Beijing is encompassed by mountain ranges from north to west. Meanwhile, southern Beijing and Hebei province are predominantly industrial areas. Wind from the city's south has been associated with the polluted period (Wang et al., 2018). The southernly airflow transports aerosols into Beijing, which coincident with the low boundary layer height, a part of the atmosphere that can produce heavy aerosol pollution (Sun et al., 2013). For instance, in the pollution episode in July 2013, over 50% of the aerosol species were contributed by transportation outside Beijing. (Zhang et al., 2015; Panagi et al., 2020).
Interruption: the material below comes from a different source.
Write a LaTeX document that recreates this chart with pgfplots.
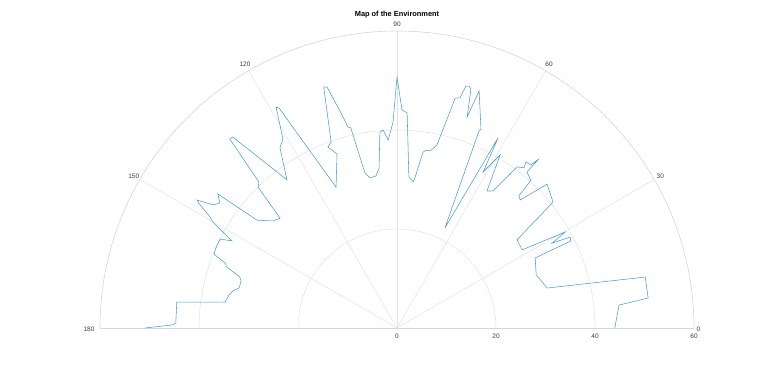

Section 2: Air Pollution Governing System in Beijing

While the central government has been taking the lead, the argument is partially correct. China adopts a territorial-centered approach, in which local governments and authorities, such as municipal, county, and township officials, are responsible for specific environmental policies and must meet the disaggregated national pollution control targets within their jurisdictions. The core mechanism of the approach is the Target Responsibility System. The system includes environmental performance in official evaluation criteria, which incentivizes Beijing’s officials accountable for achieving the targeted pollution reduction. Presenting the Beijing Clean Air Action Plan 2013-2017, the following sections depict the relevant government agencies in Beijing’s governing air pollution system, particularly the coal and transportation sector, and how the territorial approach incentivizes policy implementation.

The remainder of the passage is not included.